Frequently Asked Questions

Can I apply primer with a brush or roller?

For small, non-cosmetic areas like under a car or inside a fender well, you can use a brushable seam sealer or primer. However, for any exterior panel, spraying is the only way to achieve a smooth, uniform finish that can be properly sanded for a top coat.

How long can I leave primer on before painting?

This depends on the type of primer and your environment. Urethane surfacers are porous and can absorb moisture over time, so they should be top-coated within a few days. Epoxy primers are non-porous and can often be left for weeks or months, but always check the TDS. It’s best to scuff and re-clean any primer that has been sitting for more than a week.

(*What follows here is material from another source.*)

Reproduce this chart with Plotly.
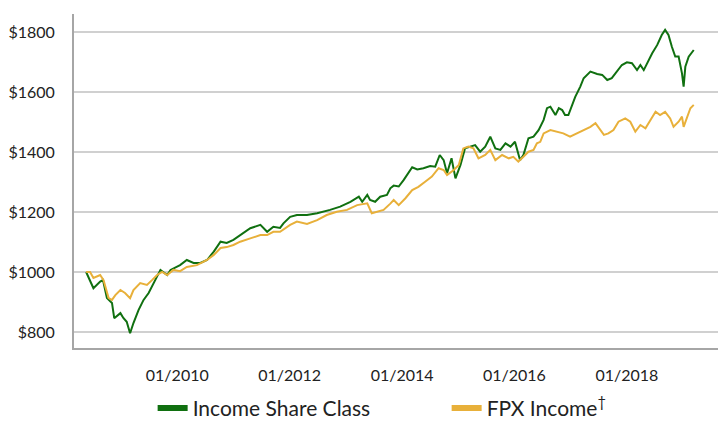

Do I need to prime over old paint?

If the old paint is in good, stable condition, you don’t need to strip it to bare metal. You can sand the existing paint to create a mechanical bond (usually with 320-400 grit), clean it thoroughly, and then apply a sealer or your urethane primer directly over it to create a uniform base for your new color.

What causes primer to crack or lift?

Cracking is often caused by applying coats too thickly, which traps solvents. Lifting (wrinkling) usually happens when the solvents in a new coat of primer or paint attack an improperly cured or incompatible layer underneath. This is why following flash times and using a cohesive paint system from one manufacturer is so important.